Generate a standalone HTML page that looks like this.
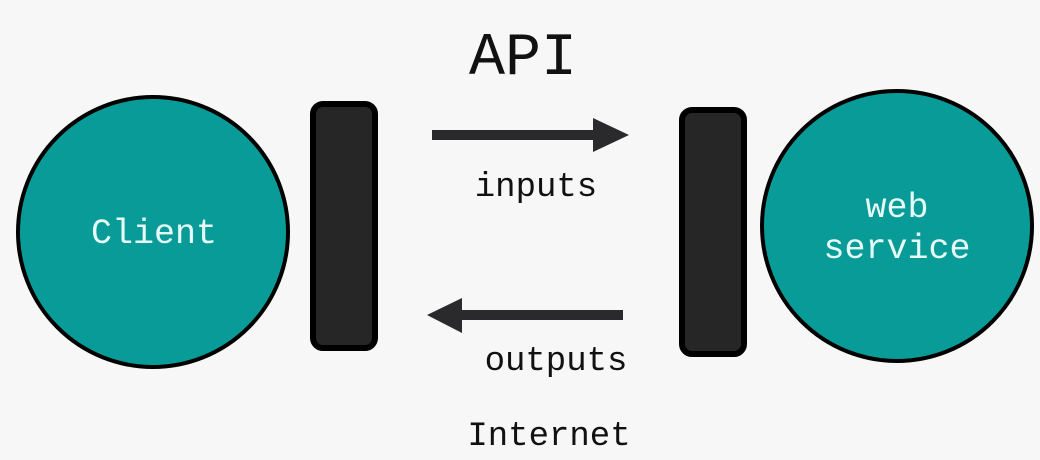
<!DOCTYPE html>
<html><head><style>
html,body{margin:0;padding:0;background:#f7f7f8;}
svg{display:block;}
text{font-family:"Liberation Mono",monospace;}
</style></head><body>
<svg width="1040" height="460" viewBox="0 0 1040 460">
<rect width="1040" height="460" fill="#f7f7f8"/>
<circle cx="153" cy="232" r="135" fill="#089b98" stroke="#000" stroke-width="4"/>
<circle cx="897" cy="226" r="135" fill="#089b98" stroke="#000" stroke-width="4"/>
<rect x="313" y="104" width="62" height="244" rx="10" fill="#262626" stroke="#000" stroke-width="6"/>
<rect x="682" y="110" width="62" height="244" rx="10" fill="#262626" stroke="#000" stroke-width="6"/>
<rect x="432" y="130" width="164" height="10" fill="#2a2a2c"/>
<polygon points="593,118 629,135 593,152" fill="#2a2a2c"/>
<rect x="460" y="310" width="163" height="10" fill="#2a2a2c"/>
<polygon points="462,298 427,315 462,333" fill="#2a2a2c"/>
<text x="523" y="74" font-size="60" text-anchor="middle" fill="#111">API</text>
<text x="536" y="196" font-size="34" text-anchor="middle" fill="#111">inputs</text>
<text x="556" y="370" font-size="34" text-anchor="middle" fill="#111">outputs</text>
<text x="549" y="445" font-size="34" text-anchor="middle" fill="#111">Internet</text>
<text x="154" y="243" font-size="35" text-anchor="middle" fill="#e6fbf8">Client</text>
<text x="897" y="217" font-size="35" text-anchor="middle" fill="#e6fbf8">web</text>
<text x="897" y="258" font-size="35" text-anchor="middle" fill="#e6fbf8">service</text>
</svg>
</body></html>
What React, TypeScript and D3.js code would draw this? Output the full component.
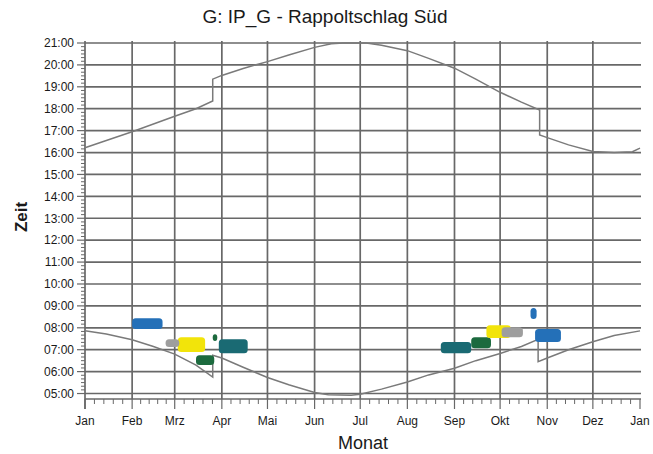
import React from 'react';
import * as d3 from 'd3';

// Monatsbeschriftung der x-Achse
const months = ['Jan', 'Feb', 'Mrz', 'Apr', 'Mai', 'Jun', 'Jul', 'Aug', 'Sep', 'Okt', 'Nov', 'Dez', 'Jan'];
// Stunden der y-Achse
const hours = [5, 6, 7, 8, 9, 10, 11, 12, 13, 14, 15, 16, 17, 18, 19, 20, 21];

// Sonnenuntergang (Datum MM-DD, Stunde)
const sunsetDates = ['01-01', '01-15', '02-01', '02-15', '03-01', '03-15', '03-26', '03-26', '04-01', '04-15', '05-01', '05-15', '06-01', '06-12', '06-20', '07-05', '07-15', '08-01', '08-15', '09-01', '09-15', '10-01', '10-15', '10-27', '10-27', '11-01', '11-15', '12-01', '12-15', '12-27', '+01-01'];
const sunsetHours = [16.22, 16.55, 16.95, 17.3, 17.66, 18.0, 18.35, 19.35, 19.52, 19.84, 20.15, 20.45, 20.8, 20.97, 21.0, 21.0, 20.9, 20.65, 20.3, 19.85, 19.35, 18.75, 18.3, 17.94, 16.8, 16.68, 16.35, 16.05, 16.0, 16.04, 16.2];

// Sonnenaufgang (Datum MM-DD, Stunde)
const sunriseDates = ['01-01', '01-15', '02-01', '02-15', '03-01', '03-15', '03-26', '03-26', '04-01', '04-15', '05-01', '05-15', '06-01', '06-10', '06-25', '07-01', '07-15', '08-01', '08-15', '09-01', '09-15', '10-01', '10-15', '10-26', '10-26', '11-01', '11-15', '12-01', '12-15', '+01-01'];
const sunriseHours = [7.87, 7.72, 7.45, 7.15, 6.8, 6.3, 5.75, 6.75, 6.62, 6.2, 5.73, 5.4, 5.05, 4.94, 4.92, 4.97, 5.2, 5.53, 5.85, 6.15, 6.5, 6.83, 7.15, 7.47, 6.45, 6.62, 7.0, 7.36, 7.65, 7.86];

// Messpunktgruppen: Beginn, Ende, Zeit von, Zeit bis, Reihe
const clusterStart = ['02-01', '03-03', '02-23', '03-15', '03-26', '03-30', '08-23', '09-12', '09-22', '10-02', '10-21', '10-24'];
const clusterEnd = ['02-21', '03-21', '03-04', '03-27', '03-29', '04-18', '09-12', '09-25', '10-08', '10-16', '10-25', '11-10'];
const clusterLow = [7.94, 6.89, 7.12, 6.3, 7.4, 6.84, 6.84, 7.07, 7.53, 7.57, 8.4, 7.35];
const clusterHigh = [8.44, 7.57, 7.48, 6.75, 7.7, 7.48, 7.35, 7.57, 8.12, 8.03, 8.9, 7.94];
const clusterSeries = ['blau', 'gelb', 'grau', 'gruen', 'gruen', 'petrol', 'petrol', 'gruen', 'gelb', 'grau', 'blau', 'blau'];

const seriesColor: Record<string, string> = {
  blau: '#2470b8',
  gelb: '#f2e40a',
  grau: '#9e9e9e',
  gruen: '#1c6a3e',
  petrol: '#1a6a73',
};

const parseDay = (s: string) => {
  // "+" bedeutet Folgejahr
  if (s.startsWith('+')) {
    const [m, d] = s.slice(1).split('-').map(Number);
    return new Date(2011, m - 1, d);
  }
  const [m, d] = s.split('-').map(Number);
  return new Date(2010, m - 1, d);
};

const fmtHour = (h: number) => (h < 10 ? '0' : '') + h + ':00';

export default function App() {
  const width = 653;
  const height = 454;
  const margin = { top: 43, right: 13, bottom: 55, left: 85 };
  const plotW = width - margin.left - margin.right;
  const plotH = height - margin.top - margin.bottom;

  const x = d3.scaleTime()
    .domain([new Date(2010, 0, 1), new Date(2011, 0, 1)])
    .range([margin.left, margin.left + plotW]);
  const y = d3.scaleLinear()
    .domain([4.75, 21])
    .range([margin.top + plotH, margin.top]);

  const monthTicks = months.map((_, i) => new Date(2010, i, 1));
  // 4 Zwischenstriche je Monat
  const minorX: Date[] = [];
  for (let i = 0; i < 12; i++) {
    const a = monthTicks[i].getTime();
    const b = monthTicks[i + 1].getTime();
    for (let k = 1; k < 5; k++) minorX.push(new Date(a + (b - a) * k / 5));
  }
  const minorY: number[] = [];
  for (let h = 5; h < 21; h++) {
    for (let k = 1; k < 6; k++) minorY.push(h + k / 6);
  }

  const line = d3.line<[Date, number]>()
    .x(d => x(d[0]))
    .y(d => y(d[1]));

  const sunset = line(sunsetDates.map((s, i) => [parseDay(s), sunsetHours[i]]));
  const sunrise = line(sunriseDates.map((s, i) => [parseDay(s), sunriseHours[i]]));

  const xLeft = margin.left;
  const xRight = margin.left + plotW + 1;
  const yBottom = margin.top + plotH;
  const gridColor = '#686868';
  const font = 'Liberation Sans, Arial, sans-serif';

  return (
    <svg width={width} height={height} style={{ position: 'absolute', left: 0, top: 0, background: '#fff' }}>
      <rect x={0} y={0} width={width} height={height} fill="#fff" />

      <text x={325} y={23} textAnchor="middle" fontFamily={font} fontSize={19} fill="#1a1a1a">
        G: IP_G - Rappoltschlag Süd
      </text>

      {/* horizontal grid */}
      {hours.map(h => (
        <line key={'h' + h} x1={xLeft} x2={xRight} y1={y(h)} y2={y(h)} stroke={gridColor} strokeWidth={1.7} />
      ))}
      {/* vertical grid */}
      {monthTicks.slice(1, 12).map((d, i) => (
        <line key={'v' + i} x1={x(d)} x2={x(d)} y1={margin.top - 2} y2={yBottom} stroke={gridColor} strokeWidth={1.7} />
      ))}

      {/* axes */}
      <line x1={xLeft} x2={xLeft} y1={margin.top - 2} y2={yBottom + 10} stroke={gridColor} strokeWidth={1.7} />
      <line x1={xLeft} x2={xRight} y1={yBottom} y2={yBottom} stroke={gridColor} strokeWidth={1.7} />

      {/* y ticks */}
      {hours.map(h => (
        <g key={'yt' + h}>
          <line x1={xLeft - 8} x2={xLeft} y1={y(h)} y2={y(h)} stroke={gridColor} strokeWidth={1.2} />
          <text x={xLeft - 11} y={y(h)} dy="0.36em" textAnchor="end" fontFamily={font} fontSize={12} fill="#1a1a1a">
            {fmtHour(h)}
          </text>
        </g>
      ))}
      {minorY.map((h, i) => (
        <line key={'ym' + i} x1={xLeft - 4} x2={xLeft} y1={y(h)} y2={y(h)} stroke={gridColor} strokeWidth={1} />
      ))}

      {/* x ticks */}
      {monthTicks.map((d, i) => (
        <g key={'xt' + i}>
          <line x1={x(d)} x2={x(d)} y1={yBottom} y2={yBottom + 10} stroke={gridColor} strokeWidth={1.2} />
          <text x={x(d)} y={yBottom + 26} textAnchor="middle" fontFamily={font} fontSize={12} fill="#1a1a1a">
            {months[i]}
          </text>
        </g>
      ))}
      {minorX.map((d, i) => (
        <line key={'xm' + i} x1={x(d)} x2={x(d)} y1={yBottom} y2={yBottom + 5} stroke={gridColor} strokeWidth={1} />
      ))}

      {/* Sonnenauf- und -untergang */}
      <path d={sunset ?? ''} fill="none" stroke="#7a7a7a" strokeWidth={1.5} />
      <path d={sunrise ?? ''} fill="none" stroke="#7a7a7a" strokeWidth={1.5} />

      {/* Messpunktgruppen */}
      {clusterStart.map((s, i) => {
        const x0 = x(parseDay(s));
        const x1 = x(parseDay(clusterEnd[i]));
        const y0 = y(clusterHigh[i]);
        const y1 = y(clusterLow[i]);
        return (
          <rect key={'c' + i} x={x0} y={y0} width={x1 - x0} height={y1 - y0}
            rx={Math.min(3.5, (y1 - y0) / 2)} fill={seriesColor[clusterSeries[i]]} />
        );
      })}

      <text transform={`translate(27,217) rotate(-90)`} textAnchor="middle" fontFamily={font} fontSize={17}
        fontWeight="bold" fill="#1a1a1a">
        Zeit
      </text>
      <text x={363} y={449} textAnchor="middle" fontFamily={font} fontSize={18} fill="#1a1a1a">
        Monat
      </text>
    </svg>
  );
}
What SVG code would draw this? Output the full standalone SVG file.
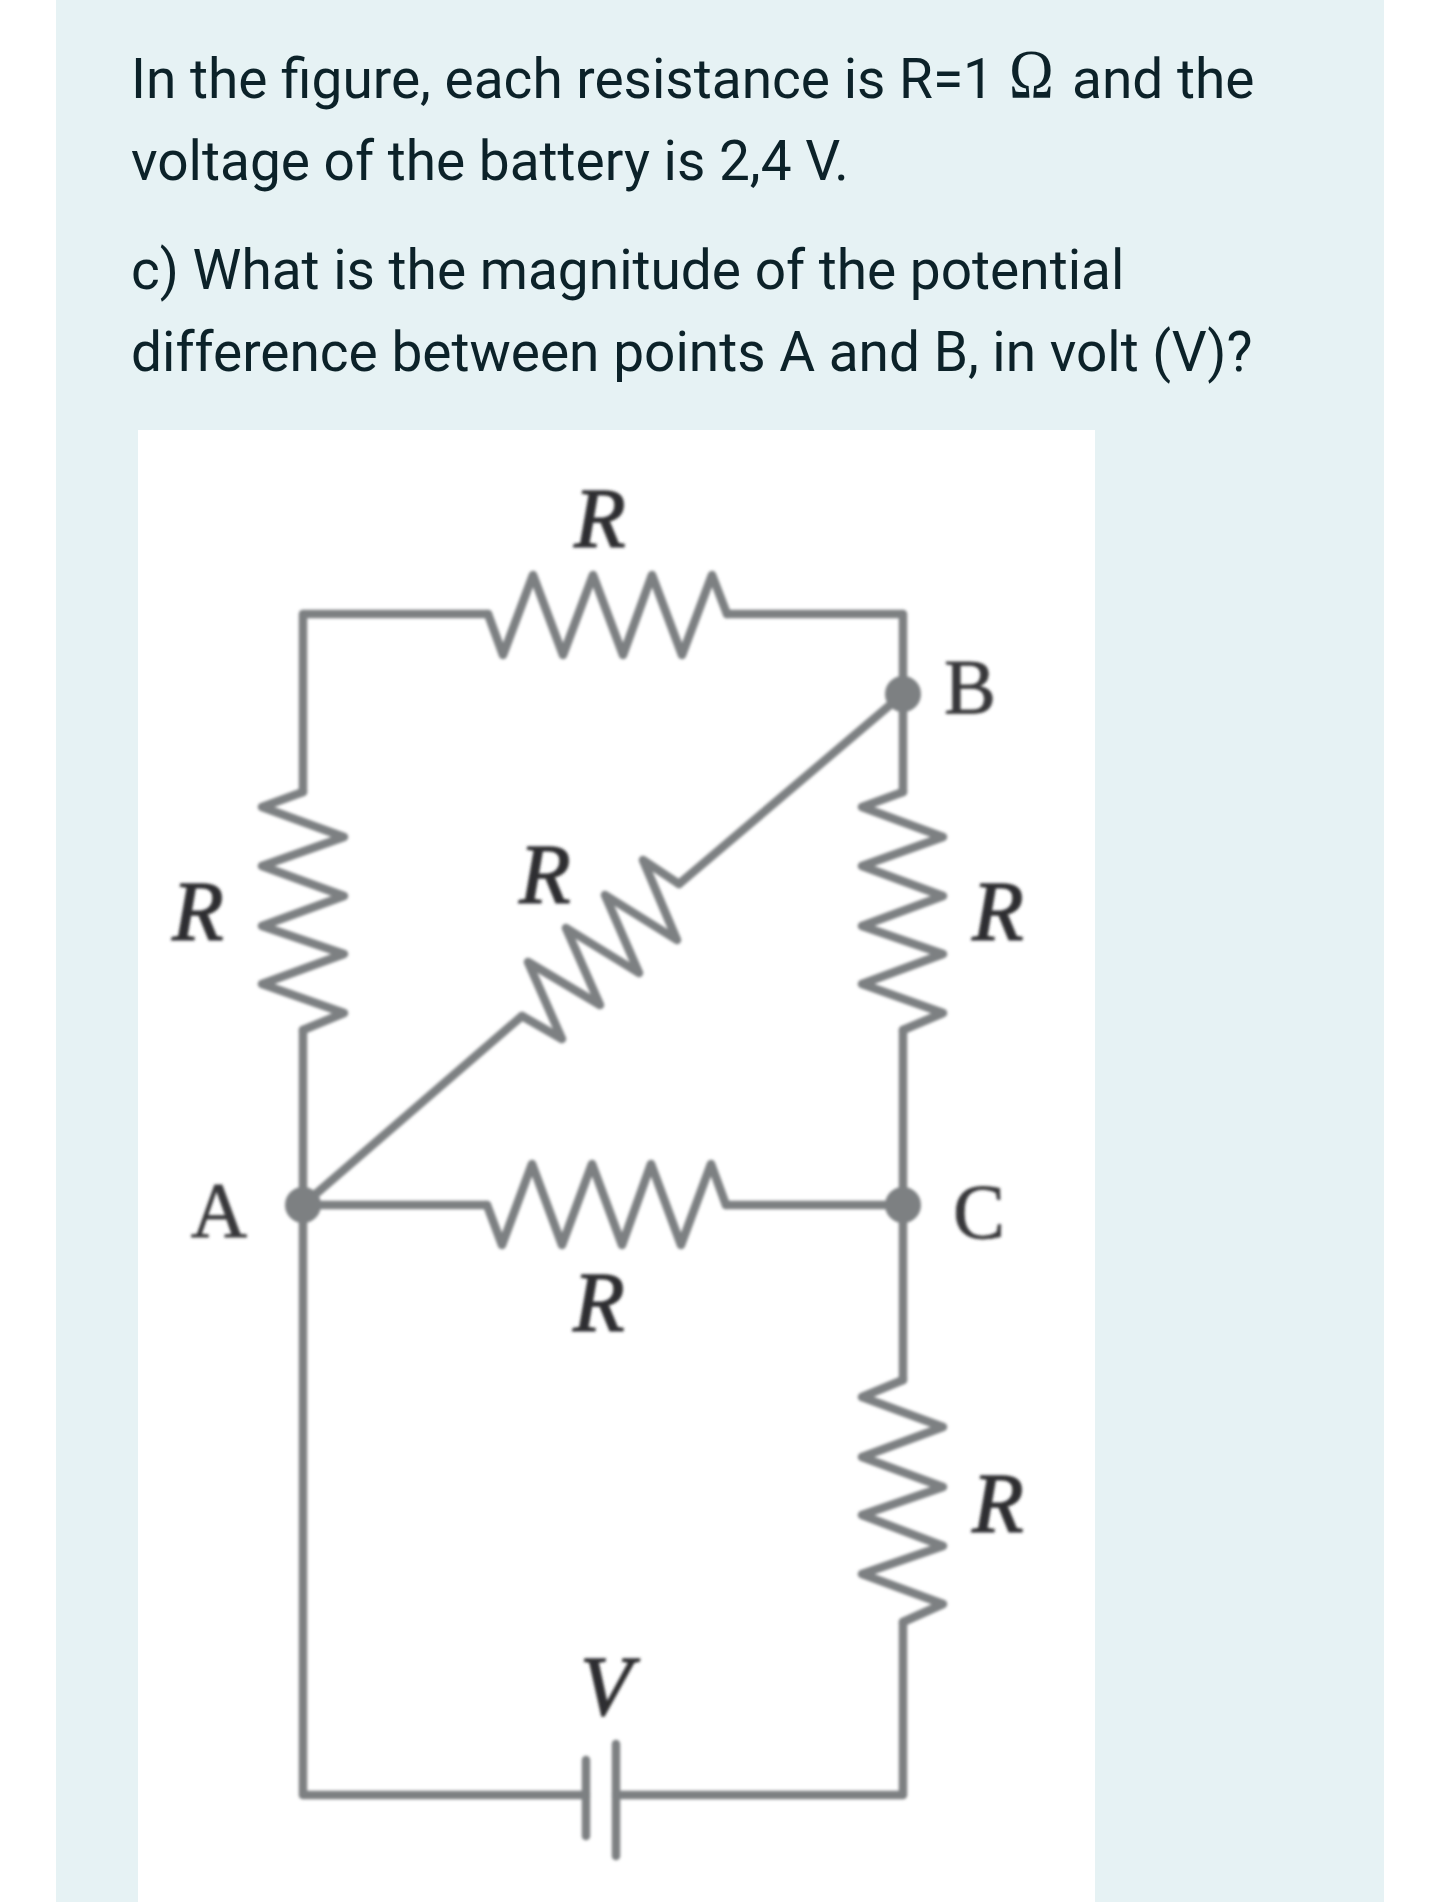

^^^^^^^^^^^^^^^^

Exercise requirements
Repeat only the lines running from "What React, TypeScript" to "19, 20, 21];", ends included, and leave the pictures out.

Task result
What React, TypeScript and D3.js code would draw this? Output the full component.
import React from 'react';
import * as d3 from 'd3';

// Monatsbeschriftung der x-Achse
const months = ['Jan', 'Feb', 'Mrz', 'Apr', 'Mai', 'Jun', 'Jul', 'Aug', 'Sep', 'Okt', 'Nov', 'Dez', 'Jan'];
// Stunden der y-Achse
const hours = [5, 6, 7, 8, 9, 10, 11, 12, 13, 14, 15, 16, 17, 18, 19, 20, 21];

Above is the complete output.